Some Tricks for Making Sure You Get Complete Gel

So-called “partial gel” in soap—where the middle portion of the soap is darker and more translucent than the outside portions—is harmless and in no way diminishes the quality of soap, but is a cosmetic issue. But obviously you want to make beautiful soap without any cosmetic defects.

Getting complete gel every time, with every soap recipe, was something I struggled with at first.

Here are some ways to make sure you get complete gel every time:

After the soap is poured into the molds, wrap it up in towels and blankets. Two layers of thick bath towels may not be enough. If you are using quart milk cartons, for example, both the top and the bottom ends may still be too cool to gel completely, and you may notice a thin line of ungelled soap around the outside of the soap, when you remove it from the molds.

You could solve this by adding more coverings.

Another solution is to preheat your oven to the lowest possible setting—about 140 or less—turn off the oven and slide in the soap molds, wrapped in two bath towels. Use old towels. Be sure the towels cover the bottom of the molds completely. With tall molds, like milk cartons and Pringles cans, you will want to set the molds in a pan or bowl with high sides, so they don’t fall over.

This little extra heat boost should get the soap to complete gel phase.

When you finally break down and purchase real soap molds, however, you will have a “situation.” You don’t want towels wrapped around tray molds to touch the top of the soap.

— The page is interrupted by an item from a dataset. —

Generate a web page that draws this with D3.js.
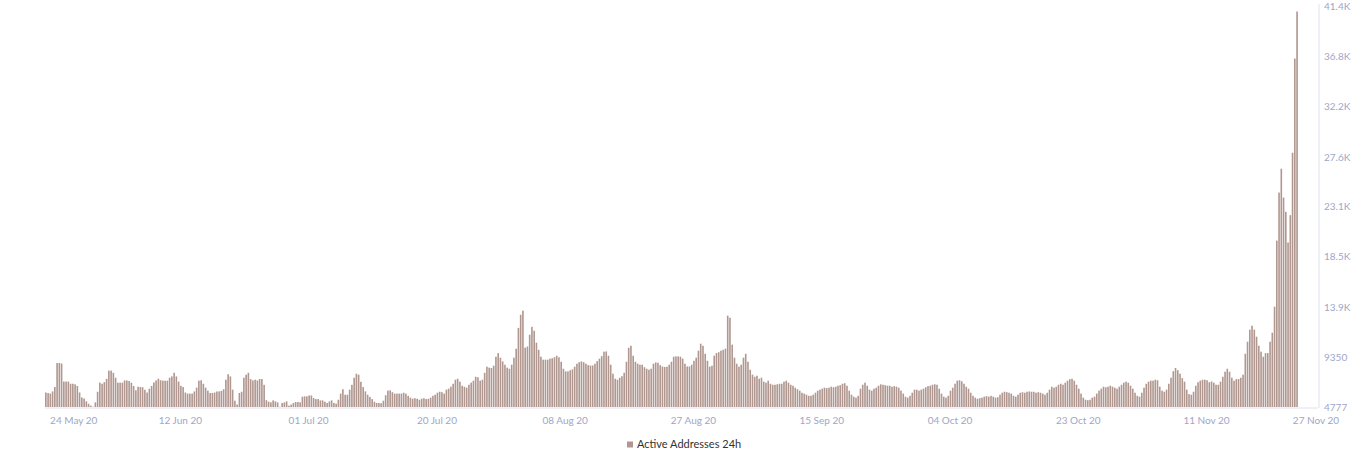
<!DOCTYPE html>
<html>
<head>
<meta charset="utf-8">
<script src="https://cdn.jsdelivr.net/npm/d3@7/dist/d3.min.js"></script>
<style>
  html, body { margin: 0; padding: 0; background: #fff; }
  svg { display: block; }
</style>
</head>
<body>
<div id="chart"></div>
<script>
// 8-hourly samples, first bar 23 May 2020 00:00
const seriesName = "Active Addresses 24h";
const seriesStart = "2020-05-23T00:00:00";
const stepHours = 8;
const activeAddresses = [
  6100, 6050, 6000, 6200, 6600, 8800, 8800, 8750, 7100, 7100,
  7100, 6900, 6900, 6850, 6700, 6100, 5650, 5550, 5300, 5070,
  4900, 4800, 5200, 6170, 7000, 6900, 7050, 7350, 8100, 8100,
  7900, 7450, 7000, 7000, 7000, 7200, 7200, 7150, 7000, 6700,
  6300, 6630, 6600, 6580, 6350, 6100, 6450, 6700, 7020, 7200,
  7360, 7220, 7180, 7180, 7180, 7450, 7570, 7900, 7570, 7100,
  6720, 6600, 6100, 6000, 6000, 6000, 6200, 6550, 7180, 7220,
  6900, 6550, 6270, 6060, 6060, 6100, 6200, 6200, 6250, 6400,
  7270, 7770, 7570, 6360, 5350, 5000, 6060, 6170, 7450, 7730,
  7900, 7330, 7200, 7270, 7200, 7330, 7330, 6800, 5400, 5260,
  5200, 5380, 5290, 5200, 4800, 5140, 5200, 5290, 4900, 5000,
  5140, 5230, 5230, 5200, 5720, 5750, 5750, 5830, 5830, 5600,
  5500, 5500, 5380, 5380, 5260, 5140, 5290, 5380, 5140, 5080,
  5440, 6000, 6400, 5900, 5900, 6360, 6800, 7450, 7820, 7730,
  7080, 6600, 6200, 5900, 5700, 5500, 5260, 5140, 5140, 5120,
  5350, 5850, 6270, 6300, 6130, 6000, 6000, 6000, 6000, 6080,
  6000, 5800, 5630, 5530, 5580, 5530, 5440, 5530, 5580, 5500,
  5530, 5630, 5800, 5900, 6080, 6170, 6130, 6000, 6360, 6450,
  6630, 6900, 7270, 7360, 7090, 6720, 6630, 6540, 6810, 7000,
  7180, 7540, 7500, 7180, 7270, 7900, 8460, 8370, 8340, 8550,
  9370, 9700, 9280, 8940, 8640, 8370, 8270, 8640, 9280, 10100,
  12000, 13200, 13580, 10200, 10300, 11380, 12100, 11740, 10650, 10000,
  9370, 9100, 9100, 9100, 9190, 9230, 9320, 9460, 9320, 8910,
  8270, 8030, 8030, 8130, 8220, 8460, 8730, 8870, 8940, 8870,
  8730, 8600, 8570, 8570, 8730, 8960, 9190, 9420, 9830, 9850,
  9460, 8640, 7820, 7360, 7270, 7450, 7590, 7900, 8910, 10190,
  10370, 9460, 8910, 8730, 8640, 8640, 8410, 8270, 8180, 8270,
  8730, 8850, 8820, 8600, 8480, 8430, 8460, 8640, 8910, 9370,
  9400, 9400, 9370, 9190, 8730, 8480, 8480, 8640, 9000, 9280,
  9920, 10560, 10370, 9640, 9000, 8460, 8550, 9460, 9700, 9780,
  9920, 10000, 10100, 13120, 12930, 10470, 9280, 8730, 8460, 8640,
  9280, 9640, 8910, 8180, 7730, 7540, 7630, 7360, 7450, 7090,
  7000, 7180, 6900, 6810, 6810, 6850, 6900, 6900, 7090, 7180,
  7000, 6810, 6720, 6540, 6400, 6270, 6080, 6000, 5900, 5800,
  5800, 5900, 6080, 6270, 6360, 6450, 6540, 6500, 6540, 6630,
  6580, 6630, 6720, 6770, 6900, 6950, 6720, 6270, 5900, 5720,
  5630, 5800, 6450, 6810, 7000, 6720, 6360, 6270, 6450, 6540,
  6720, 6850, 6810, 6770, 6720, 6720, 6630, 6680, 6630, 6540,
  6270, 6000, 5720, 5630, 5800, 6080, 6360, 6360, 6270, 6360,
  6450, 6580, 6680, 6720, 6810, 6850, 6810, 6450, 6000, 5720,
  5630, 5800, 6270, 6540, 6900, 7180, 7220, 7130, 6900, 6630,
  6450, 6080, 5800, 5630, 5530, 5580, 5630, 5720, 5770, 5720,
  5800, 5720, 5630, 5670, 5900, 6080, 6170, 6130, 6080, 6000,
  5800, 5720, 5900, 6080, 6130, 6080, 6170, 6200, 6170, 6170,
  6080, 6130, 6080, 6000, 5900, 6080, 6360, 6630, 6540, 6630,
  6810, 6900, 6810, 7000, 7180, 7320, 7360, 7180, 6810, 6450,
  6000, 5630, 5440, 5400, 5440, 5630, 5720, 6000, 6270, 6450,
  6630, 6580, 6630, 6720, 6630, 6540, 6450, 6630, 6810, 7000,
  7090, 7000, 6720, 6450, 6080, 5800, 5720, 6080, 6540, 6900,
  7090, 7180, 7180, 7270, 7220, 6630, 6270, 6170, 6360, 6900,
  7450, 8050, 8340, 8140, 7820, 7410, 7090, 6360, 5950, 5900,
  6170, 6720, 7040, 7180, 7270, 7270, 7220, 7040, 7110, 7000,
  6810, 6810, 7090, 7540, 8000, 8270, 8000, 7450, 7180, 7320,
  7330, 7450, 7730, 9640, 10740, 11840, 12200, 11840, 11200, 10370,
  9830, 9370, 9700, 9700, 10740, 11560, 13940, 19970, 24360, 26540,
  23900, 22600, 19800, 22300, 28000, 36600, 40900
];

// axes
const xDomain = ["2020-05-22T21:00:00", "2020-11-27T14:00:00"];
const xTickDates = ["2020-05-24", "2020-06-12", "2020-07-01", "2020-07-20", "2020-08-08",
  "2020-08-27", "2020-09-15", "2020-10-04", "2020-10-23", "2020-11-11"];
const xEndLabel = "27 Nov 20";
const yDomain = [4777, 41400];
const yTickValues = [4777, 9350, 13900, 18500, 23100, 27600, 32200, 36800, 41400];
const yTickLabels = ["4777", "9350", "13.9K", "18.5K", "23.1K", "27.6K", "32.2K", "36.8K", "41.4K"];

const width = 1366, height = 462;
const plotLeft = 44, plotRight = 1318, plotTop = 6, plotBottom = 407;
const barColor = "#b09790";
const axisColor = "#dfe2f0";
const tickColor = "#9ea6c9";
const font = "Lato, 'Open Sans', sans-serif";

const parse = d3.isoParse;
const t0 = parse(seriesStart);
const data = activeAddresses.map((v, i) => ({
  date: new Date(t0.getTime() + i * stepHours * 3600 * 1000),
  value: v
}));

const x = d3.scaleTime().domain(xDomain.map(parse)).range([plotLeft, plotRight]);
const y = d3.scaleLinear().domain(yDomain).range([plotBottom, plotTop]);

const step = x(data[1].date) - x(data[0].date);
const barW = step * 0.72;

const svg = d3.select("#chart").append("svg")
  .attr("width", width)
  .attr("height", height)
  .style("font-family", font)
  .style("background", "#fff");

// bars
svg.append("g")
  .selectAll("rect")
  .data(data)
  .join("rect")
  .attr("x", d => x(d.date) - barW / 2 + 1)
  .attr("y", d => y(d.value))
  .attr("width", barW)
  .attr("height", d => Math.max(0, y(yDomain[0]) - y(d.value)))
  .attr("fill", barColor);

// x axis
const xAxis = svg.append("g")
  .attr("transform", `translate(0,${plotBottom + 1})`)
  .call(d3.axisBottom(x)
    .tickValues(xTickDates.map(parse))
    .tickFormat(d3.timeFormat("%d %b %y"))
    .tickSize(0)
    .tickPadding(9));
xAxis.select(".domain")
  .attr("d", `M${plotLeft + 1},0H${plotRight}`)
  .attr("stroke", axisColor);
xAxis.selectAll("text")
  .attr("fill", tickColor)
  .attr("font-size", "10px")
  .attr("font-family", font);
// first label sits inside the plot
xAxis.select(".tick text").attr("text-anchor", "start").attr("dx", "-2");

xAxis.append("text")
  .attr("x", plotRight - 2)
  .attr("y", 9)
  .attr("dy", "0.71em")
  .attr("text-anchor", "middle")
  .attr("fill", tickColor)
  .attr("font-size", "10px")
  .attr("font-family", font)
  .text(xEndLabel);

// y axis on the right
const yAxis = svg.append("g")
  .attr("transform", `translate(${plotRight + 1},0)`)
  .call(d3.axisRight(y)
    .tickValues(yTickValues)
    .tickFormat((d, i) => yTickLabels[i])
    .tickSize(0)
    .tickPadding(5));
yAxis.select(".domain")
  .attr("d", `M0,${plotTop - 2}V${plotBottom + 1}`)
  .attr("stroke", axisColor);
yAxis.selectAll("text")
  .attr("fill", tickColor)
  .attr("font-size", "10px")
  .attr("font-family", font);

// legend
const legend = svg.append("g").attr("transform", "translate(627,441.5)");
legend.append("rect")
  .attr("width", 6)
  .attr("height", 6)
  .attr("fill", barColor);
legend.append("text")
  .attr("x", 10)
  .attr("y", 3)
  .attr("dy", "0.35em")
  .attr("font-size", "11px")
  .attr("fill", "#333")
  .text(seriesName);
</script>
</body>
</html>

To solve this problem, you need a cardboard box that will fit over the tray, so that towels can be put over the top without touching the soap. Or put the whole tray inside a cardboard box and wrap all around in towels. You might want to set this arrangement on a large cookie sheet, to make it easier to handle, and to protect the toweling on the bottom from scorching. (Good luck with that!)

A still easier approach is to use a heating pad. Put a heating pad covered by a double layer of towels under the soap mold. Cover the mold with a cardboard box and more towels or blankets.

The heating pad, set on a low setting, will produce just enough extra heat to make sure the soap fully gels.

Experimenting with Salt Soap Recipes

Experimenting with Salt Soap

Some soapers superfat salt soap up to 25%. Some add salt at 50%, 80%, or 100% of the combined weight of the oils. Some like a recipe that is 100% coconut oil.

While 80% coconut oil is what is usually suggested, the other 20% of oils are your choice. You may prefer almond oil, shea butter, mango butter, or some other oils or butters for the other 20%-ish of the oils.

To create your own recipe, go to soapcalc.com. Decide how much superfatting you want and enter it into that field. Then select oils. Whichever oils in whichever amounts you select, when soapcalc gives you the recipe, the lye amount will be discounted to provide the percentage of superfatting you have selected.

This is ever so much fun! You can begin creating your own recipes with the specific soap qualities you desire.